In the past, many architects - as well as the plumbing engineers they consult, and municipal plumbing inspectors - had considered school athletic fields to be extensions of school buildings, not separate stadiums. That meant they did not apply the state plumbing code's stadium toilet requirement, a multipart formula that starts by calling for one toilet for every 30 female fans and one for every 60 male fans.
But then athletic facilities in Woburn and Bridgewater caught the attention of the Board of State Examiners of Plumbers and Gas Fitters, the state's highest authority on the plumbing code. In Woburn, the school architect had designed a field with bleachers for 2,500, without toilets. In Bridgewater, plans called for 2,000 seats, with six public toilets in bathrooms attached to a storage shed and concession stand. In both cases, local plumbing inspectors said the facilities needed more. The project planners disagreed, and the issues went before the state board, which ruled that high school stadiums must be treated the same as big professional sports complexes under the code.
"The law's the law for everybody," said Paul K. Kennedy Sr., chairman of the nine-member, governor-appointed board.
Now, the decisions are echoing across the state, where 81 high schools wait in the pipeline for financial assistance from the Massachusetts School Building Authority for renovation or construction projects, although not all will have sports complexes.
"It has consequences for anybody building a high school from here on out," said James Gallivan, facilities manager for Woburn Memorial High School.
Debates have flared over whether large numbers of toilets are a wise use of taxpayer money. Kennedy said that toilets are in the public's interest and that it is unfair to ask disabled, elderly, or pregnant fans to use portable toilets or walk several hundred feet to reach bathrooms in a school that might be locked.
But some say more toilets can mean big headaches for school districts and municipal budgets.
"You have four football games a year at home in high school, and you have a toilet facility that could cost a quarter of a million or half a million dollars, in a remote location, and it's going to freeze in the winter, and inevitably every winter you're going to have pipes break, fixtures break, something's going to go wrong," said Jim Polando, vice president of the Boston chapter of the American Society of Plumbing Engineers who has worked on numerous school projects. "So here is an ongoing financial burden every single year for the town to maintain this, and to clean it."
Some also question the state board's reading of the code, which they say is not clear on what constitutes a stadium.
"You could have 10 different lawyers read that section and come up with 10 different interpretations," said state Representative Patrick M. Natale of Woburn, who recently secured a $200,000 earmark - vetoed by the governor, but restored by lawmakers - for Woburn's required athletic-field toilets.

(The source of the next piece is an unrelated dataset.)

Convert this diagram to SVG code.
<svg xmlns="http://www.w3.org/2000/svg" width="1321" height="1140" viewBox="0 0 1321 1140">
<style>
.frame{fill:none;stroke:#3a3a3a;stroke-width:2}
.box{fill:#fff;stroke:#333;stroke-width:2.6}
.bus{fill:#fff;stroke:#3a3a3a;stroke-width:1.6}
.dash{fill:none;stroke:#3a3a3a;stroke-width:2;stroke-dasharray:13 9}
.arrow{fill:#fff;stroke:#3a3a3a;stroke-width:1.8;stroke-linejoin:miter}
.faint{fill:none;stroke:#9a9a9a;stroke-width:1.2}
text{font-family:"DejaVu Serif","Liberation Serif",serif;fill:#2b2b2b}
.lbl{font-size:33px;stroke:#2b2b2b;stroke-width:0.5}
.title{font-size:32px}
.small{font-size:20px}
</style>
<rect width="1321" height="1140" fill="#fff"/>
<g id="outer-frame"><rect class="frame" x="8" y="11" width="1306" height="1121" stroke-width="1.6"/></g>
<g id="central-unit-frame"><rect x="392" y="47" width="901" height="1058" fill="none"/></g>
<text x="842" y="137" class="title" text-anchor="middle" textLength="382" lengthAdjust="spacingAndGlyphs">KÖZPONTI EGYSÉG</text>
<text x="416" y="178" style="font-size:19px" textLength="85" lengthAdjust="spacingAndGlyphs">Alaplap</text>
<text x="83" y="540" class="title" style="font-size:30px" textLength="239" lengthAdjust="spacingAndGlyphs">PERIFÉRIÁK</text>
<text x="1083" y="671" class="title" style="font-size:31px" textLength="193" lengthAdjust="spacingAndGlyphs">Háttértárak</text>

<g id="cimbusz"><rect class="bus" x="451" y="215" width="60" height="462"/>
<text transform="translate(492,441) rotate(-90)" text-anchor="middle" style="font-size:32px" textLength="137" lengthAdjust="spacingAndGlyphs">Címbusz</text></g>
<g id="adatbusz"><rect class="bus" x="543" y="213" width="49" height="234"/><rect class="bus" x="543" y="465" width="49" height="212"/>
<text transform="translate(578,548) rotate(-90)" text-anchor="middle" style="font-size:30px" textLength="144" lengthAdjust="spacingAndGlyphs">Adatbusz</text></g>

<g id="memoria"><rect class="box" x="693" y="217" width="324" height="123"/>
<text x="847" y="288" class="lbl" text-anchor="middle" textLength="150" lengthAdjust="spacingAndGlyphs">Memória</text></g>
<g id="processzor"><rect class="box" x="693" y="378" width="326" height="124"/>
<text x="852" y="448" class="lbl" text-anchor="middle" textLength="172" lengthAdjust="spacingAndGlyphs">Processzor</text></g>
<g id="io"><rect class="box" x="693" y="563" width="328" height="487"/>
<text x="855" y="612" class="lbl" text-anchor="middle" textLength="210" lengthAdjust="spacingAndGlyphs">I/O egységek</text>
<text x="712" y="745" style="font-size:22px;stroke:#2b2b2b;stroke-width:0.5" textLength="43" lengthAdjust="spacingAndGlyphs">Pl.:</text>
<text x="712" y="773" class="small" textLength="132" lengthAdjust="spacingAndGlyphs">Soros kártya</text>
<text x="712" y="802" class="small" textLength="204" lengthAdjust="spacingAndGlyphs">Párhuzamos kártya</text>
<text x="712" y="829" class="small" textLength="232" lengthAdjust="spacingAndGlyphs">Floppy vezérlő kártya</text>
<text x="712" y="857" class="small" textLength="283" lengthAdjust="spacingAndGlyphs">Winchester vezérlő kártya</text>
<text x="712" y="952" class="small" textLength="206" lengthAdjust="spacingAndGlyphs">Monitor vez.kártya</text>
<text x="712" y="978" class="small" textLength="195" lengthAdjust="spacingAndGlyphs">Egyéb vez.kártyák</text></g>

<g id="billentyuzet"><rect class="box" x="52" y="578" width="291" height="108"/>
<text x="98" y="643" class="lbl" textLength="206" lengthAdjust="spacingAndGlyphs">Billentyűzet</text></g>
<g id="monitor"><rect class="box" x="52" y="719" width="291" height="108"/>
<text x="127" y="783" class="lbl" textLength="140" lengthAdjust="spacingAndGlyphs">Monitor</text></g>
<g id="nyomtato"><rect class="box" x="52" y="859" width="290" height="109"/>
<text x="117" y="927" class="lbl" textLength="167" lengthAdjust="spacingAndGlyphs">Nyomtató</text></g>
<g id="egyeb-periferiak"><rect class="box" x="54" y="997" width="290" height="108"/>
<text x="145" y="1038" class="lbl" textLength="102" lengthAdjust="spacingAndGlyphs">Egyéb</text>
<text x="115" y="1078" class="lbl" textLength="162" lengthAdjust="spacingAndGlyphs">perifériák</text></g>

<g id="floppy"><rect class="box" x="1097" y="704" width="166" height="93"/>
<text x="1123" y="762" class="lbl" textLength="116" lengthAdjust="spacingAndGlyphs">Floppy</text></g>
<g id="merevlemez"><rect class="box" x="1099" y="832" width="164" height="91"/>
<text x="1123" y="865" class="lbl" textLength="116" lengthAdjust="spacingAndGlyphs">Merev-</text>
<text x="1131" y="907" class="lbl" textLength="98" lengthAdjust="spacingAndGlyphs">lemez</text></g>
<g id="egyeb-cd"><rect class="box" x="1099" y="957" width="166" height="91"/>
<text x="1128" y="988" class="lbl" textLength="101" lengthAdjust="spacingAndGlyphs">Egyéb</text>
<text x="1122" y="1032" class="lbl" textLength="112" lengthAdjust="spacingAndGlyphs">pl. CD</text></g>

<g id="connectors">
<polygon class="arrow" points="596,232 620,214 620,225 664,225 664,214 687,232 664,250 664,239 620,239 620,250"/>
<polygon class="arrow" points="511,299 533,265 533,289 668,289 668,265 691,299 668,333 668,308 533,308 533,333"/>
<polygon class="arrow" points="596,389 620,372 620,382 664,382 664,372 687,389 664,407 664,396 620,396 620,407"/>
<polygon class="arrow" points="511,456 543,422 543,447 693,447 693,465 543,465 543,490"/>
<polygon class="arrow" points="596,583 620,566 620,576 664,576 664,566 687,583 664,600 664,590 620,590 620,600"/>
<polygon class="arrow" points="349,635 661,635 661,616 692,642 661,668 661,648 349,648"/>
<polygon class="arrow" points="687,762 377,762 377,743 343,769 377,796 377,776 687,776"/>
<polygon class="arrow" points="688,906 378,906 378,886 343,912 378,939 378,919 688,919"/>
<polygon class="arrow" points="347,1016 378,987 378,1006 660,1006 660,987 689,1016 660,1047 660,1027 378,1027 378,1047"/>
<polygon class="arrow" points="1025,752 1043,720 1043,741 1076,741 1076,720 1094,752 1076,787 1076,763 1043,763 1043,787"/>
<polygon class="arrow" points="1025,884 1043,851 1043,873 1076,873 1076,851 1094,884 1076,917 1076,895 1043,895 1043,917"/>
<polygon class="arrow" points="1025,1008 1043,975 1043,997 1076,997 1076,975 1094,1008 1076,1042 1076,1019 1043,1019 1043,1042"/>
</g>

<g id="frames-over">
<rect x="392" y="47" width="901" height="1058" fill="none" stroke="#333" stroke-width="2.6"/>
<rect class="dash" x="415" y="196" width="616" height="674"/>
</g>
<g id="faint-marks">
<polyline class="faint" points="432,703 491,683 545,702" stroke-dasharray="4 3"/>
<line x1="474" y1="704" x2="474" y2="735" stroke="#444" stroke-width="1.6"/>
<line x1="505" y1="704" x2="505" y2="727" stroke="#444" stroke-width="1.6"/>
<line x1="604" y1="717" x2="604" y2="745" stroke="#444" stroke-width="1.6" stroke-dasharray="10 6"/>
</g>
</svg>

Kennedy said the definition is obvious: "It's a structure where people are seated overlooking a field," he said. "If it barks like a dog and it acts like a dog, it's probably a dog."

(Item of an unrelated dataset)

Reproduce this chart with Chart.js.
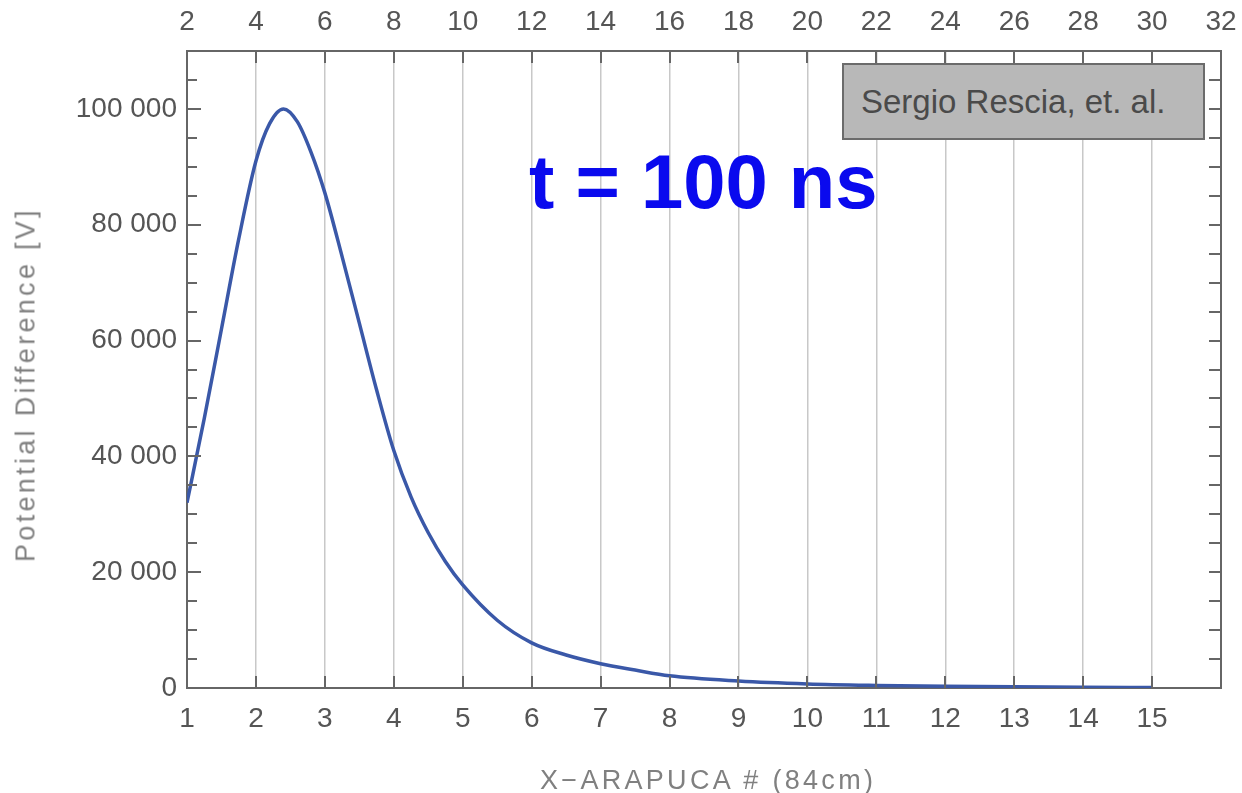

He said the state board is willing to grant partial waivers to allow schools to install fewer toilets than the code requires under its formula, but the days of erecting bleachers with few or no bathrooms are probably over.
In Beverly, where officials issued a request for proposals to rebuild the high school, a stadium will be built if bids come in low enough. One option would seat 2,200 fans - and is contingent on the toilets being built as well. Should the city want to expand the capacity to 4,000, it has obtained a waiver from the plumbing board to require no additional toilets, architect Adolfo Cuevas of Mount Vernon Group said.

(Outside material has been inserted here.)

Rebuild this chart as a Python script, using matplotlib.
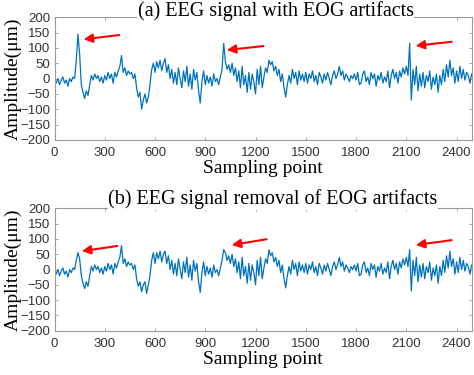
import numpy as np
import matplotlib
matplotlib.use('Agg')
import matplotlib.pyplot as plt
from matplotlib import font_manager

# amplitude read every 10 samples, 0..2500
step = 10
eeg_raw = [
    -5, -15, 0, -20, -5, 5, -15, -5, -25, 0,
    -10, 5, 0, 60, 145, 80, -20, -45, -65, -40,
    -55, -20, 10, -5, 15, 0, 10, -10, 5, -15,
    10, -5, 20, 0, 15, -15, 20, 5, 25, 40,
    75, 20, 35, 10, 25, 15, 20, 0, 15, -30,
    -60, -45, -100, -70, -50, -80, -60, -20, 30, 50,
    20, 55, 35, 60, 25, 50, 65, 20, 45, 0,
    30, -15, 20, -20, 35, 0, -30, 25, -10, 40,
    -25, 15, -35, 30, -5, 20, -40, -80, -10, 25,
    -20, 10, -15, 5, -25, 15, -10, 0, -20, 5,
    30, 115, 55, 30, 45, 20, 50, 10, 35, -10,
    25, -30, 40, -20, 10, -45, 20, -35, 15, -10,
    -50, 30, -20, 40, -30, 5, 35, 20, 60, 45,
    55, 25, 40, 10, 30, -10, 15, -30, -60, -20,
    10, -15, 30, 0, 20, -20, 25, -5, 15, -10,
    20, -15, 15, 0, 25, -10, 10, -20, 20, 5,
    -15, 15, -5, 20, 0, -20, 10, 25, 0, 15,
    40, 10, 25, -5, 15, 5, -10, 10, 0, 15,
    -5, 20, -20, -15, 15, 25, -10, 5, -20, 20,
    0, 15, -25, 10, -5, 20, -15, 5, -10, 25,
    -30, 10, 30, 0, 20, -15, 25, 5, 35, 15,
    40, 10, 115, -70, 30, -20, 40, -40, 15, -25,
    20, -30, 10, -10, 25, -35, 5, -20, 15, -45,
    10, -20, 30, -10, 45, 5, 60, 10, 35, -15,
    25, -10, 40, 0, 30, -5, 20, 10, -15, 15,
    0,
]
eeg_clean = [
    -5, -15, 0, -20, -5, 5, -15, -5, -25, 0,
    -10, 5, 0, 30, 55, 35, -20, -45, -62, -40,
    -55, -20, 10, -5, 15, 0, 10, -10, 5, -15,
    10, -5, 20, 0, 15, -15, 20, 5, 25, 40,
    78, 20, 35, 10, 25, 15, 20, 0, 15, -30,
    -55, -40, -72, -50, -40, -78, -50, -20, 30, 55,
    20, 55, 35, 60, 25, 50, 60, 20, 45, 0,
    30, -15, 20, -20, 35, 0, -30, 25, -10, 40,
    -25, 15, -35, 30, -5, 20, -40, -75, -10, 25,
    -20, 10, -15, 5, -25, 15, -10, 0, -20, 5,
    30, 65, 55, 30, 45, 20, 50, 10, 35, -10,
    25, -30, 40, -20, 10, -45, 20, -35, 15, -10,
    -50, 30, -20, 40, -30, 5, 35, 20, 65, 45,
    55, 25, 40, 10, 30, -10, 15, -30, -60, -20,
    10, -15, 30, 0, 20, -20, 25, -5, 15, -10,
    20, -15, 15, 0, 25, -10, 10, -20, 20, 5,
    -15, 15, -5, 20, 0, -20, 10, 25, 0, 15,
    40, 10, 25, -5, 15, 5, -10, 10, 0, 15,
    -5, 20, -20, -15, 15, 25, -10, 5, -20, 20,
    0, 15, -25, 10, -5, 20, -15, 5, -10, 25,
    -30, 10, 30, 0, 20, -15, 25, 5, 35, 15,
    40, 10, 65, -70, 30, -20, 40, -40, 15, -25,
    20, -30, 10, -10, 25, -35, 5, -20, 15, -45,
    10, -20, 30, -10, 45, 5, 60, 10, 35, -15,
    25, -10, 40, 0, 30, -5, 20, 10, -15, 15,
    0,
]
# arrows: (tail_x, tail_y, tip_x, tip_y) in data units
arrows_raw = [(386, 142, 174, 128), (1247, 106, 1029, 93), (2371, 120, 2156, 107)]
arrows_clean = [(376, 77, 163, 60), (1266, 99, 1058, 80), (2370, 96, 2157, 80)]

titles = ['(a) EEG signal with EOG artifacts', '(b) EEG signal removal of EOG artifacts']
xticks = [0, 300, 600, 900, 1200, 1500, 1800, 2100, 2400]
yticks = [-200, -150, -100, -50, 0, 50, 100, 150, 200]

serif = 'Liberation Serif'
names = {f.name for f in font_manager.fontManager.ttflist}
sans = 'Liberation Sans Narrow' if 'Liberation Sans Narrow' in names else 'Liberation Sans'
line_col = '#0072BD'
frame_col = '#9a9a9a'

fig = plt.figure(figsize=(4.74, 3.75), dpi=100)
ax_pos = [[0.115, 0.627, 0.880, 0.327], [0.115, 0.118, 0.880, 0.3265]]
title_pos = [(0.582, 0.970), (0.576, 0.469)]
series = [eeg_raw, eeg_clean]
arrow_sets = [arrows_raw, arrows_clean]

for i in range(2):
    ax = fig.add_axes(ax_pos[i])
    y = np.array(series[i], dtype=float)
    x = np.arange(len(y)) * step
    ax.plot(x, y, color=line_col, lw=0.9)
    ax.set_xlim(0, 2490)
    ax.set_ylim(-200, 200)
    ax.set_xticks(xticks)
    ax.set_yticks(yticks)
    ax.tick_params(direction='in', length=2.5, width=0.6, color=frame_col,
                   top=True, right=True, labelsize=9.5, labelcolor='#333333')
    ax.tick_params(axis='x', pad=5)
    ax.tick_params(axis='y', pad=3)
    for lab in ax.get_xticklabels() + ax.get_yticklabels():
        lab.set_family(sans)
    for sp in ax.spines.values():
        sp.set_color(frame_col)
        sp.set_linewidth(0.8)
    ax.set_xlabel('Sampling point', family=serif, fontsize=14, labelpad=1)
    ax.set_ylabel('Amplitude(\u03bcm)', family=serif, fontsize=14, labelpad=-1)
    for tx, ty, hx, hy in arrow_sets[i]:
        ax.annotate('', xy=(hx, hy), xytext=(tx, ty),
                    arrowprops=dict(arrowstyle='-|>', color='red', lw=1.5,
                                    mutation_scale=13, shrinkA=0, shrinkB=0))
    fig.text(title_pos[i][0], title_pos[i][1], titles[i], family=serif, fontsize=14.5,
             ha='center', va='center', zorder=5,
             bbox=dict(facecolor='white', edgecolor='none', pad=0.5))

fig.savefig('out.png', dpi=100)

For Woburn, the board granted a waiver to allow 23 toilets instead of 60, as required under the code formula. The mayor and school building committee endorsed it, if not happily, hoping to avoid legal problems with the state. But the City Council has been reluctant to approve the money.
In Bridgewater, the stadium plans have been amended, and construction of additional toilets could begin soon, said Joseph Gillis Jr., vice chairman of the School Committee and the school building committee for the regional high school.
School officials there can pay for the addition without needing more money from taxpayers, unlike in Woburn. But that's little solace when it comes at the expense of other needs, Gillis said.
"It's hard to put an educational value on toilets," he said.